For people who need broader acceptance, a U.S. passport or passport card works as a List A document for employment, satisfies TSA requirements, and is recognized at financial institutions. A permanent resident card and an Employment Authorization Document both carry photographs, biometric data, holographic overlays, and embedded security features that allow real-time verification.{10U.S. Citizenship and Immigration Services. List A Documents That Establish Identity and Employment Authorization} These documents do what the Social Security card cannot: they tie a verified photograph and physical description to a specific person at the moment of presentation.
If you don’t drive and don’t have a passport, most states issue a non-driver photo ID card. Fees vary by state, but many states offer them free to residents who qualify based on age, income, or disability.

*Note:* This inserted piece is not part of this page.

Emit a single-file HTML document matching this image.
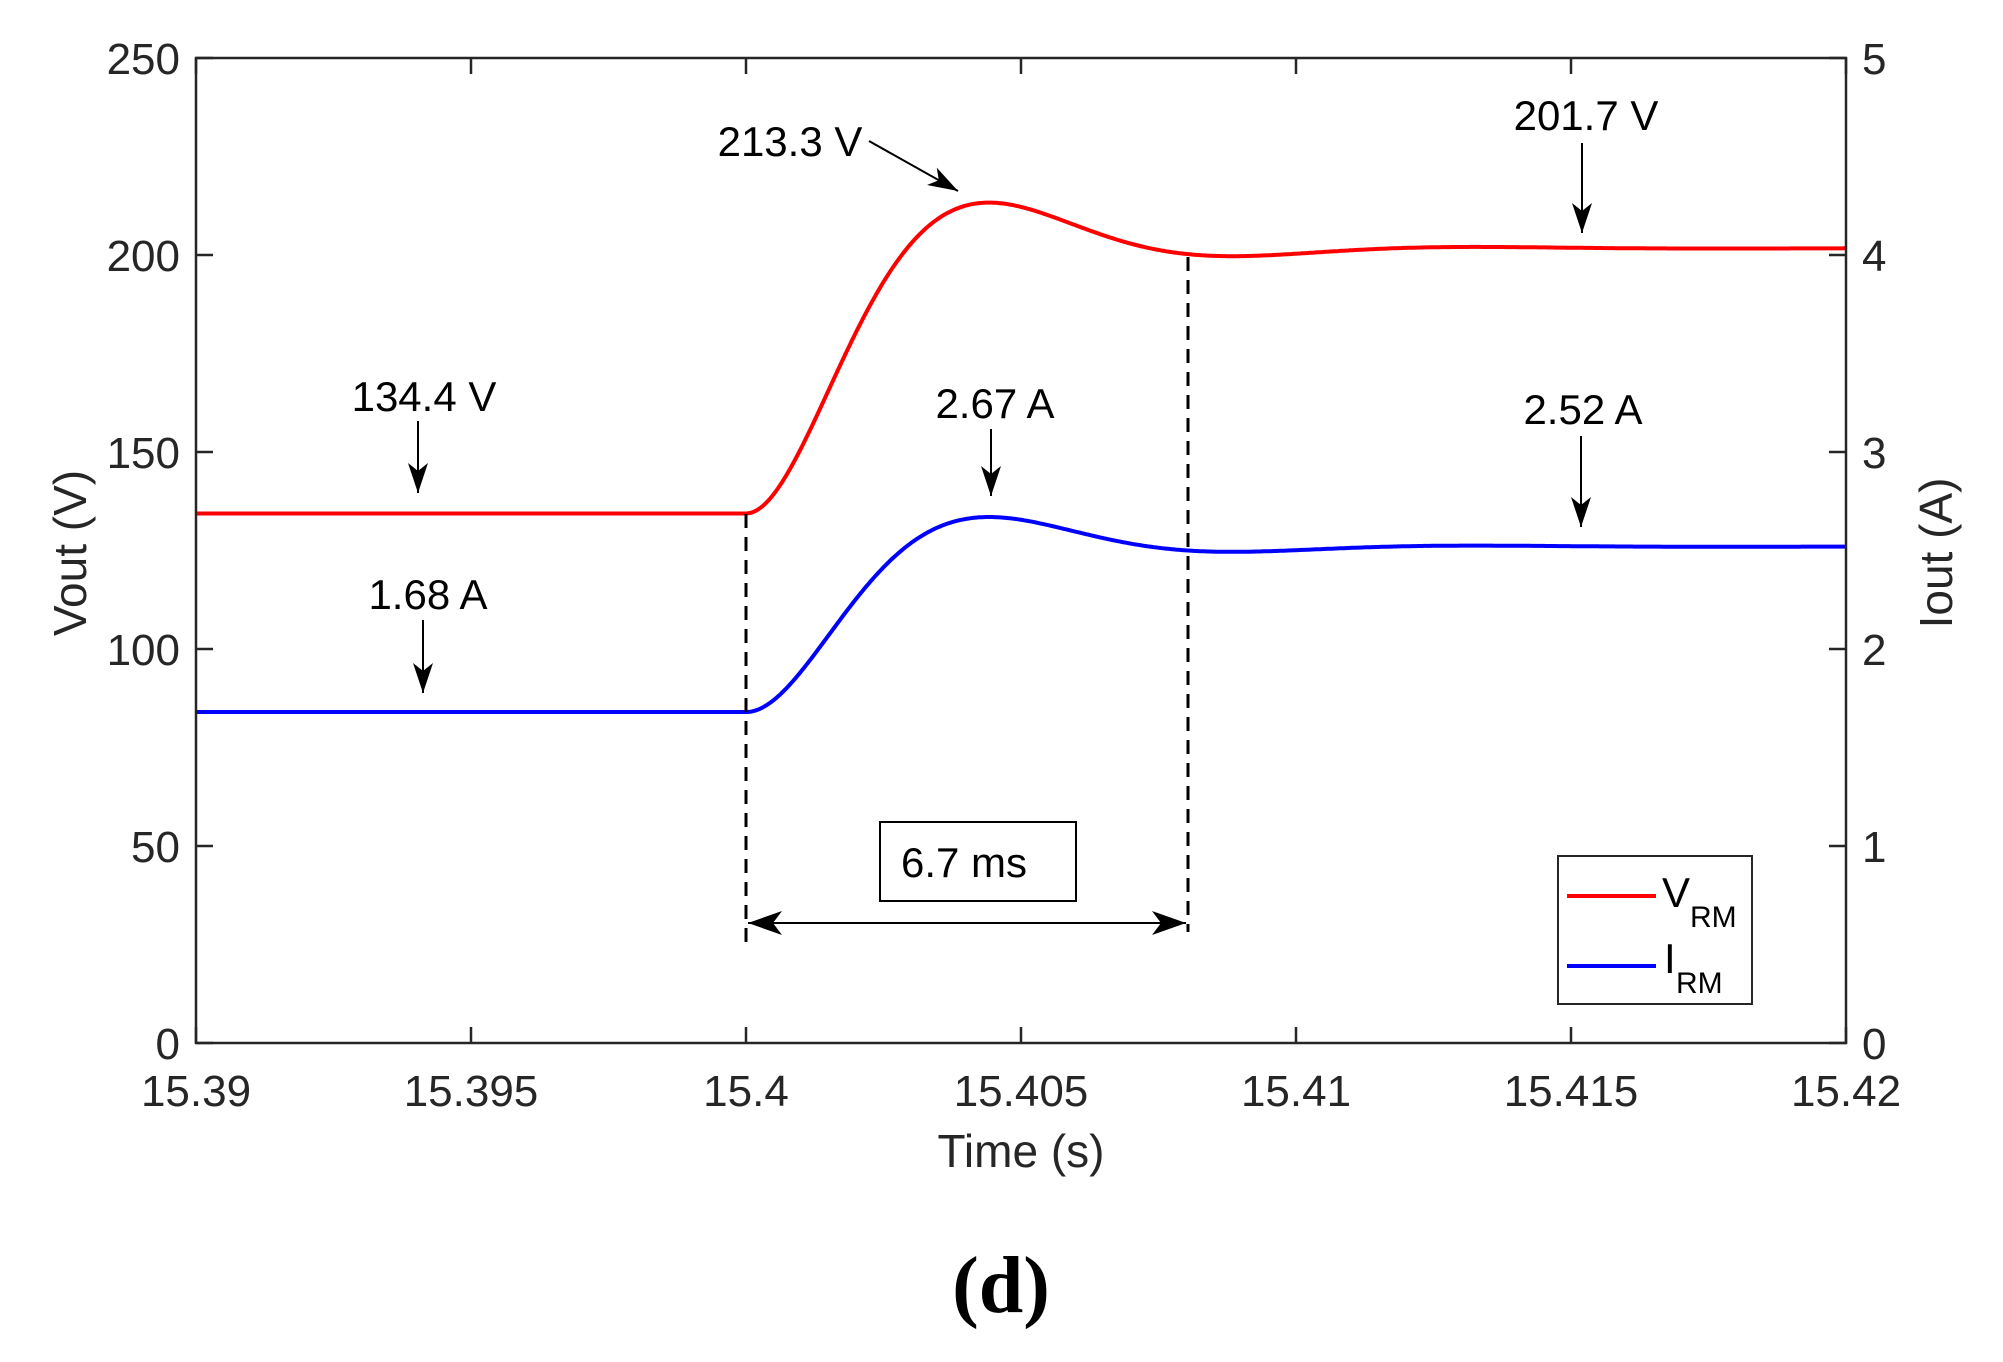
<!DOCTYPE html>
<html><head><meta charset="utf-8"><style>
html,body{margin:0;padding:0;background:#fff;}
svg{display:block;}
text{font-family:"Liberation Sans",Arial,sans-serif;}
</style></head><body>
<svg id="s" width="2003" height="1362" viewBox="0 0 2003 1362" xmlns="http://www.w3.org/2000/svg">
<defs>
<marker id="ah" viewBox="0 0 30 20" refX="30" refY="10" markerWidth="30" markerHeight="20" markerUnits="userSpaceOnUse" orient="auto"><path d="M0,0 L30,10 L0,20 L8,10 Z" fill="#000"/></marker>
</defs>
<rect width="2003" height="1362" fill="#fff"/>
<path id="vp" fill="none" stroke="#ff0000" stroke-width="4"/>
<path id="ip" fill="none" stroke="#0000ff" stroke-width="4"/>
<line x1="746" y1="514" x2="746" y2="942" stroke="#000" stroke-width="3" stroke-dasharray="14,9"/>
<line x1="1188" y1="257" x2="1188" y2="932" stroke="#000" stroke-width="3" stroke-dasharray="14,9"/>
<line x1="748" y1="923" x2="1186" y2="923" stroke="#000" stroke-width="2"/>
<path d="M748,923 L782,911 L773,923 L782,935 Z" fill="#000"/>
<path d="M1186,923 L1152,911 L1161,923 L1152,935 Z" fill="#000"/>
<rect x="880" y="822" width="196" height="79" fill="#fff" stroke="#000" stroke-width="2"/>
<text x="964" y="877" font-size="42" text-anchor="middle">6.7 ms</text>
<g stroke="#262626" stroke-width="2.5" fill="none">
<rect x="196" y="58" width="1650" height="985"/>
</g>
<g id="ticks" stroke="#262626" stroke-width="2.5"></g>
<g id="labs" font-size="44" fill="#262626"></g>
<text x="1021" y="1167" font-size="46" text-anchor="middle" fill="#262626">Time (s)</text>
<text transform="translate(86,553) rotate(-90)" font-size="46" text-anchor="middle" fill="#262626">Vout (V)</text>
<text transform="translate(1952,553) rotate(-90)" font-size="46" text-anchor="middle" fill="#262626">Iout (A)</text>
<g font-size="42" fill="#000">
<text x="424" y="411" text-anchor="middle">134.4 V</text>
<text x="428" y="609" text-anchor="middle">1.68 A</text>
<text x="790" y="156" text-anchor="middle">213.3 V</text>
<text x="1586" y="130" text-anchor="middle">201.7 V</text>
<text x="995" y="418" text-anchor="middle">2.67 A</text>
<text x="1583" y="424" text-anchor="middle">2.52 A</text>
</g>
<g stroke="#000" stroke-width="2" marker-end="url(#ah)">
<line x1="418" y1="421" x2="418" y2="493"/>
<line x1="423" y1="620" x2="423" y2="693"/>
<line x1="869" y1="141" x2="958" y2="191"/>
<line x1="1582" y1="143" x2="1582" y2="233"/>
<line x1="991" y1="429" x2="991" y2="496"/>
<line x1="1581" y1="436" x2="1581" y2="527"/>
</g>
<rect x="1558" y="856" width="194" height="148" fill="#fff" stroke="#262626" stroke-width="2"/>
<line x1="1567" y1="896" x2="1656" y2="896" stroke="#ff0000" stroke-width="4"/>
<line x1="1567" y1="966" x2="1656" y2="966" stroke="#0000ff" stroke-width="4"/>
<text x="1662" y="907" font-size="42">V</text>
<text x="1690" y="927" font-size="30">RM</text>
<text x="1664" y="973" font-size="42">I</text>
<text x="1676" y="993" font-size="30">RM</text>
<text x="1001" y="1312" font-size="80" font-weight="bold" text-anchor="middle" style="font-family:'Liberation Serif',serif">(d)</text>
</svg>
<script>
var X0=196,X1=1846,Y0=58,Y1=1043;
function px(t){return X0+(t-15.39)/0.03*(X1-X0);}
function pv(v){return Y1-v/250*(Y1-Y0);}
function pa(a){return Y1-a/5*(Y1-Y0);}
function resp(t,a0,af,os){var z=-Math.log(os)/Math.sqrt(Math.PI*Math.PI+Math.log(os)*Math.log(os));
var wd=Math.PI/0.00442,wn=wd/Math.sqrt(1-z*z);var dt=t-15.4;if(dt<=0)return a0;
var e=Math.exp(-z*wn*dt);return af-(af-a0)*e*(Math.cos(wd*dt)+z/Math.sqrt(1-z*z)*Math.sin(wd*dt));}
var dv="",di="";
for(var i=0;i<=1650;i+=2){var t=15.39+i/1650*0.03;
var v=resp(t,134.4,201.7,(213.3-201.7)/(201.7-134.4));
var a=resp(t,1.68,2.52,(2.67-2.52)/(2.52-1.68));
dv+=(i?"L":"M")+px(t).toFixed(1)+","+pv(v).toFixed(1);
di+=(i?"L":"M")+px(t).toFixed(1)+","+pa(a).toFixed(1);}
document.getElementById("vp").setAttribute("d",dv);
document.getElementById("ip").setAttribute("d",di);
var tk="",lb="";
var xl=["15.39","15.395","15.4","15.405","15.41","15.415","15.42"];
for(var k=0;k<7;k++){var x=X0+k*275;
tk+='<line x1="'+x+'" y1="'+Y1+'" x2="'+x+'" y2="'+(Y1-16)+'"/><line x1="'+x+'" y1="'+Y0+'" x2="'+x+'" y2="'+(Y0+16)+'"/>';
lb+='<text x="'+x+'" y="1106" text-anchor="middle">'+xl[k]+'</text>';}
for(var k=0;k<=5;k++){var y=Y1-k*197;
tk+='<line x1="'+X0+'" y1="'+y+'" x2="'+(X0+17)+'" y2="'+y+'"/><line x1="'+X1+'" y1="'+y+'" x2="'+(X1-17)+'" y2="'+y+'"/>';
lb+='<text x="180" y="'+(y+16)+'" text-anchor="end">'+(k*50)+'</text>';
lb+='<text x="1862" y="'+(y+16)+'">'+k+'</text>';}
document.getElementById("ticks").innerHTML=tk;
document.getElementById("labs").innerHTML=lb;
</script>
</body></html>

Replacement cards are free. The SSA charges nothing to issue a new one.{11Social Security Administration. Replace Social Security Card} However, you’re limited to three replacement cards per year and ten over your lifetime. Name changes due to marriage and changes to immigration-related legends on the card don’t count against those limits, and the SSA can grant exceptions for significant hardship.{12Social Security Administration. Code of Federal Regulations 422.103}
U.S. citizens aged 18 and older with a my Social Security account can request a replacement online if no information on the card needs to change (or if the only change is a last name update due to marriage). You’ll need a valid state-issued driver’s license or ID card from a participating state and a U.S. mailing address.{13Social Security Administration. RM 10205.630 Internet SSN Replacement Cards (iSSNRC) Policy} Everyone else needs to visit a local Social Security office or card center in person.

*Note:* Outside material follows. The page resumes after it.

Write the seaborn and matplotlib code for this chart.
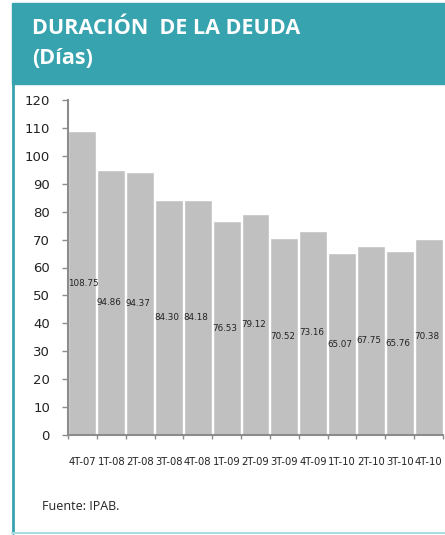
import matplotlib
matplotlib.use("Agg")
import matplotlib.pyplot as plt
from matplotlib.patches import Rectangle
from matplotlib.lines import Line2D
import seaborn as sns
import pandas as pd

# Quarterly debt duration (days)
periods = ["4T-07", "1T-08", "2T-08", "3T-08", "4T-08", "1T-09", "2T-09",
           "3T-09", "4T-09", "1T-10", "2T-10", "3T-10", "4T-10"]
days = [108.75, 94.86, 94.37, 84.30, 84.18, 76.53, 79.12,
        70.52, 73.16, 65.07, 67.75, 65.76, 70.38]

sns.set_theme(style="white")
plt.rcParams["font.family"] = ["DejaVu Sans"]

df = pd.DataFrame({"periodo": periods, "dias": days})

fig = plt.figure(figsize=(4.45, 5.35), dpi=100)
W, H = 445, 535

# Frame: teal header band, teal left rule, light bottom rule
teal = "#36A3AF"
fig.patches.append(Rectangle((12 / W, 1 - 84 / H), 1 - 12 / W, 81 / H,
                             transform=fig.transFigure, color=teal, zorder=0))
fig.lines.append(Line2D([12.5 / W, 12.5 / W], [1 - 84 / H, 1 - 533 / H],
                        transform=fig.transFigure, color=teal, lw=2))
fig.lines.append(Line2D([12 / W, 1], [1 - 532.5 / H, 1 - 532.5 / H],
                        transform=fig.transFigure, color="#A9DCE2", lw=1.5))

fig.text(32 / W, 1 - 29 / H, "DURACIÓN  DE LA DEUDA", color="white",
         fontsize=15.5, fontweight="bold", family="Open Sans", va="center", ha="left")
fig.text(32 / W, 1 - 58 / H, "(Días)", color="white",
         fontsize=15.5, fontweight="bold", family="Open Sans", va="center", ha="left")

fig.text(42 / W, 1 - 507 / H, "Fuente: IPAB.", color="#222222",
         fontsize=9, family="Open Sans", va="center", ha="left")

ax = fig.add_axes([68 / W, 1 - 435 / H, 375 / W, 335 / H])
sns.barplot(data=df, x="periodo", y="dias", ax=ax, color="#C0C0C0",
            saturation=1, width=0.97, edgecolor="white", linewidth=1)

ax.set_xlim(-0.5, len(periods) - 0.5)
ax.set_ylim(0, 120)
ax.set_yticks(range(0, 121, 10))
ax.set_xlabel("")
ax.set_ylabel("")

for s in ["top", "right"]:
    ax.spines[s].set_visible(False)
for s in ["left", "bottom"]:
    ax.spines[s].set_color("#8C8C8C")
    ax.spines[s].set_linewidth(1.5)

ax.tick_params(axis="y", which="major", left=True, length=4, width=1,
               color="#8C8C8C", labelsize=9.5, labelcolor="#222222", pad=9)
ax.tick_params(axis="x", which="major", bottom=False, labelsize=7.2,
               labelcolor="#222222", pad=10)
ax.set_xticks(range(len(periods)))
ax.set_xticklabels(periods)
ax.set_xticks([i - 0.5 for i in range(len(periods) + 1)], minor=True)
ax.tick_params(axis="x", which="minor", bottom=True, length=3, width=1,
               color="#8C8C8C")

# Value labels at half height, aligned to each bar's left edge
for i, v in enumerate(days):
    ax.text(i - 0.5, v / 2, f"{v:.2f}", fontsize=6.3, color="#222222",
            ha="left", va="center")

fig.savefig("out.png", dpi=100)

When applying in person, you’ll need to prove your identity with an original or certified copy of a document. The SSA’s preferred identity documents are a U.S. driver’s license, a state-issued non-driver ID card, or a U.S. passport. If none of those are available or obtainable within 10 days, the SSA will consider alternatives like an employee ID, school ID, health insurance card, or military ID, as long as the document is current and includes identifying information.{14Social Security Administration. Learn What Documents You Need for a Social Security Card} Notice the irony: to replace a Social Security card, you need to show a photo ID. The card replacement process itself reinforces that the Social Security card is not considered identification.

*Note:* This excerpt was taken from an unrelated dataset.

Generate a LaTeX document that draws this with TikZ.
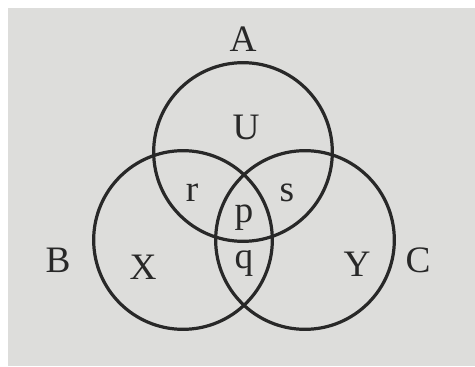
\documentclass[tikz,border=0pt]{standalone}
\usepackage{fontspec}
\setmainfont{Liberation Serif}
\usepackage{xcolor}
\definecolor{paper}{RGB}{221,221,219}
\definecolor{ink}{RGB}{40,40,40}

\begin{document}
\begin{tikzpicture}[
  x=0.75pt, y=-0.75pt,
  setcircle/.style={circle,draw=ink,line width=2.4pt,minimum size=134pt,inner sep=0pt},
  setname/.style={text=ink,font=\fontsize{28}{32}\selectfont},
  region/.style={text=ink,font=\fontsize{28}{32}\selectfont}
]
  \useasboundingbox (0,0) rectangle (475,367);
  \fill[paper] (8,8) rectangle (475,366);
  \node[setcircle] (cA) at (243,152) {};
  \node[setcircle] (cB) at (183,240) {};
  \node[setcircle] (cC) at (305,240) {};
  \node[setname] (A) at (243,39) {A};
  \node[setname] (B) at (58,260) {B};
  \node[setname] (C) at (418,260) {C};
  \node[region] (U) at (246,127) {U};
  \node[region] (r) at (192,193) {r};
  \node[region] (s) at (287,193) {s};
  \node[region] (p) at (244,218) {p};
  \node[region] (q) at (244,263) {q};
  \node[region] (X) at (143,267) {X};
  \node[region] (Y) at (357,264) {Y};
\end{tikzpicture}
\end{document}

Because the card can’t verify identity, the real danger isn’t someone impersonating you with it at a checkpoint. The danger is someone using the number printed on it to open accounts, file tax returns, or claim benefits in your name. The SSA’s official guidance is blunt: don’t carry your Social Security card in your wallet and don’t carry any documents that display the number unless you specifically need them that day.{15Social Security Matters. Protect Your Information—Guard Your Card}
Fraudulent use of a Social Security number is a federal felony under 42 U.S.C. § 408, punishable by up to five years in prison.{16Office of the Law Revision Counsel. 42 USC 408 – Penalties} That’s a serious deterrent on paper, but enforcement depends on catching the person. Your best defense is limiting exposure of the number in the first place.
Setting up a my Social Security account at ssa.gov adds a layer of protection to your record. The account requires identity verification through Login.gov or ID.me, a username, a password, and two-step verification. Once created, it makes it harder for someone else to claim your benefits or change your information without your knowledge.{17Social Security Administration. Security and Protection} If you receive emails that appear to come from Social Security, verify the sender address matches an official SSA domain and confirm that any links include “.gov/” before clicking.